● REQUIRED TASK:
All of the listing below must be repeated word for word. Pictures are the only thing to omit.
======== SUPPLIED MATERIAL
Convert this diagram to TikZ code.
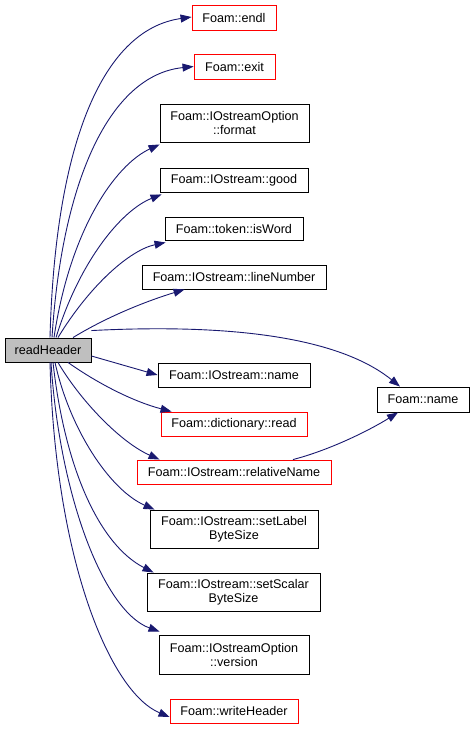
\documentclass[tikz,border=0pt]{standalone}
\usepackage{fontspec}
\setmainfont{Liberation Sans}
\usetikzlibrary{arrows.meta}
\definecolor{edgecol}{HTML}{191970}
\definecolor{boxred}{HTML}{FF0000}
\definecolor{rootfill}{HTML}{BFBFBF}
\tikzset{
  fn/.style={draw=black, line width=0.9pt, rectangle, inner sep=0pt, align=center,
    font=\fontsize{12.6}{14}\selectfont},
  fnred/.style={fn, draw=boxred},
  root/.style={fn, fill=rootfill},
  call/.style={draw=edgecol, line width=0.9pt, -{Triangle[length=11pt,width=8pt]}}
}
\begin{document}
\begin{tikzpicture}[x=1pt,y=-1pt]
\useasboundingbox (0,0) rectangle (474,729);
\node[root, minimum width=86pt, minimum height=24pt] (rh) at (48,350) {readHeader};
\node[fnred, minimum width=84pt, minimum height=25pt] (endl) at (234,17.5) {Foam::endl};
\node[fnred, minimum width=81pt, minimum height=25pt] (exit) at (234.5,66.5) {Foam::exit};
\node[fn, minimum width=149pt, minimum height=38pt] (format) at (234.5,123) {Foam::IOstreamOption\\::format};
\node[fn, minimum width=148pt, minimum height=24pt] (good) at (234,180) {Foam::IOstream::good};
\node[fn, minimum width=138pt, minimum height=23pt] (isword) at (234,228.5) {Foam::token::isWord};
\node[fn, minimum width=184pt, minimum height=24pt] (linenum) at (234,277) {Foam::IOstream::lineNumber};
\node[fn, minimum width=152pt, minimum height=24pt] (ioname) at (234,375) {Foam::IOstream::name};
\node[fnred, minimum width=146pt, minimum height=24pt] (read) at (234,424) {Foam::dictionary::read};
\node[fnred, minimum width=194pt, minimum height=24pt] (relname) at (234,472) {Foam::IOstream::relativeName};
\node[fn, minimum width=92pt, minimum height=25pt] (fname) at (423,399.5) {Foam::name};
\node[fn, minimum width=168pt, minimum height=38pt] (setlabel) at (234,529) {Foam::IOstream::setLabel\\ByteSize};
\node[fn, minimum width=173pt, minimum height=38pt] (setscalar) at (233.5,592) {Foam::IOstream::setScalar\\ByteSize};
\node[fn, minimum width=150pt, minimum height=39pt] (version) at (234,654.5) {Foam::IOstreamOption\\::version};
\node[fnred, minimum width=128pt, minimum height=24pt] (writeh) at (234,711) {Foam::writeHeader};

\draw[call] ([xshift=2pt]rh.north) .. controls (55,150) and (100,30) .. ([yshift=0.5pt]endl.west);
\draw[call] ([xshift=4pt]rh.north) .. controls (62,180) and (110,75) .. (exit.west);
\draw[call] ([xshift=6pt]rh.north) .. controls (70,230) and (115,165) .. ([yshift=-2pt]format.south west);
\draw[call] ([xshift=8pt]rh.north) .. controls (80,260) and (122,210) .. ([xshift=2pt,yshift=-2pt]good.south west);
\draw[call] ([xshift=10pt]rh.north) .. controls (90,285) and (130,250) .. ([xshift=1pt,yshift=-2pt]isword.south west);
\draw[call] ([xshift=25pt]rh.north) .. controls (110,315) and (150,300) .. ([xshift=43pt]linenum.south west);
\draw[call] ([yshift=7pt]rh.north east) .. controls (200,325) and (330,330) .. ([xshift=-23pt]fname.north);
\draw[call] ([yshift=-6pt]rh.east) -- (ioname.west);
\draw[call] ([xshift=20pt]rh.south) .. controls (100,385) and (135,402) .. ([xshift=11pt]read.north west);
\draw[call] ([xshift=10pt]rh.south) .. controls (80,400) and (120,442) .. ([xshift=23pt]relname.north west);
\draw[call] ([xshift=7pt]rh.south) .. controls (70,430) and (110,490) .. ([xshift=5pt]setlabel.north west);
\draw[call] ([xshift=5pt]rh.south) .. controls (65,470) and (100,545) .. ([xshift=7pt]setscalar.north west);
\draw[call] ([xshift=3pt]rh.south) .. controls (60,500) and (105,612) .. ([xshift=1pt,yshift=3pt]version.north west);
\draw[call] ([xshift=2pt]rh.south) .. controls (55,560) and (110,692) .. ([yshift=-6pt]writeh.west);
\draw[call] ([xshift=59pt]relname.north) .. controls (330,450) and (370,430) .. ([xshift=-25pt]fname.south);
\end{tikzpicture}
\end{document}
================
● COMPLETE OUTPUT:
Convert this diagram to TikZ code.
\documentclass[tikz,border=0pt]{standalone}
\usepackage{fontspec}
\setmainfont{Liberation Sans}
\usetikzlibrary{arrows.meta}
\definecolor{edgecol}{HTML}{191970}
\definecolor{boxred}{HTML}{FF0000}
\definecolor{rootfill}{HTML}{BFBFBF}
\tikzset{
  fn/.style={draw=black, line width=0.9pt, rectangle, inner sep=0pt, align=center,
    font=\fontsize{12.6}{14}\selectfont},
  fnred/.style={fn, draw=boxred},
  root/.style={fn, fill=rootfill},
  call/.style={draw=edgecol, line width=0.9pt, -{Triangle[length=11pt,width=8pt]}}
}
\begin{document}
\begin{tikzpicture}[x=1pt,y=-1pt]
\useasboundingbox (0,0) rectangle (474,729);
\node[root, minimum width=86pt, minimum height=24pt] (rh) at (48,350) {readHeader};
\node[fnred, minimum width=84pt, minimum height=25pt] (endl) at (234,17.5) {Foam::endl};
\node[fnred, minimum width=81pt, minimum height=25pt] (exit) at (234.5,66.5) {Foam::exit};
\node[fn, minimum width=149pt, minimum height=38pt] (format) at (234.5,123) {Foam::IOstreamOption\\::format};
\node[fn, minimum width=148pt, minimum height=24pt] (good) at (234,180) {Foam::IOstream::good};
\node[fn, minimum width=138pt, minimum height=23pt] (isword) at (234,228.5) {Foam::token::isWord};
\node[fn, minimum width=184pt, minimum height=24pt] (linenum) at (234,277) {Foam::IOstream::lineNumber};
\node[fn, minimum width=152pt, minimum height=24pt] (ioname) at (234,375) {Foam::IOstream::name};
\node[fnred, minimum width=146pt, minimum height=24pt] (read) at (234,424) {Foam::dictionary::read};
\node[fnred, minimum width=194pt, minimum height=24pt] (relname) at (234,472) {Foam::IOstream::relativeName};
\node[fn, minimum width=92pt, minimum height=25pt] (fname) at (423,399.5) {Foam::name};
\node[fn, minimum width=168pt, minimum height=38pt] (setlabel) at (234,529) {Foam::IOstream::setLabel\\ByteSize};
\node[fn, minimum width=173pt, minimum height=38pt] (setscalar) at (233.5,592) {Foam::IOstream::setScalar\\ByteSize};
\node[fn, minimum width=150pt, minimum height=39pt] (version) at (234,654.5) {Foam::IOstreamOption\\::version};
\node[fnred, minimum width=128pt, minimum height=24pt] (writeh) at (234,711) {Foam::writeHeader};

\draw[call] ([xshift=2pt]rh.north) .. controls (55,150) and (100,30) .. ([yshift=0.5pt]endl.west);
\draw[call] ([xshift=4pt]rh.north) .. controls (62,180) and (110,75) .. (exit.west);
\draw[call] ([xshift=6pt]rh.north) .. controls (70,230) and (115,165) .. ([yshift=-2pt]format.south west);
\draw[call] ([xshift=8pt]rh.north) .. controls (80,260) and (122,210) .. ([xshift=2pt,yshift=-2pt]good.south west);
\draw[call] ([xshift=10pt]rh.north) .. controls (90,285) and (130,250) .. ([xshift=1pt,yshift=-2pt]isword.south west);
\draw[call] ([xshift=25pt]rh.north) .. controls (110,315) and (150,300) .. ([xshift=43pt]linenum.south west);
\draw[call] ([yshift=7pt]rh.north east) .. controls (200,325) and (330,330) .. ([xshift=-23pt]fname.north);
\draw[call] ([yshift=-6pt]rh.east) -- (ioname.west);
\draw[call] ([xshift=20pt]rh.south) .. controls (100,385) and (135,402) .. ([xshift=11pt]read.north west);
\draw[call] ([xshift=10pt]rh.south) .. controls (80,400) and (120,442) .. ([xshift=23pt]relname.north west);
\draw[call] ([xshift=7pt]rh.south) .. controls (70,430) and (110,490) .. ([xshift=5pt]setlabel.north west);
\draw[call] ([xshift=5pt]rh.south) .. controls (65,470) and (100,545) .. ([xshift=7pt]setscalar.north west);
\draw[call] ([xshift=3pt]rh.south) .. controls (60,500) and (105,612) .. ([xshift=1pt,yshift=3pt]version.north west);
\draw[call] ([xshift=2pt]rh.south) .. controls (55,560) and (110,692) .. ([yshift=-6pt]writeh.west);
\draw[call] ([xshift=59pt]relname.north) .. controls (330,450) and (370,430) .. ([xshift=-25pt]fname.south);
\end{tikzpicture}
\end{document}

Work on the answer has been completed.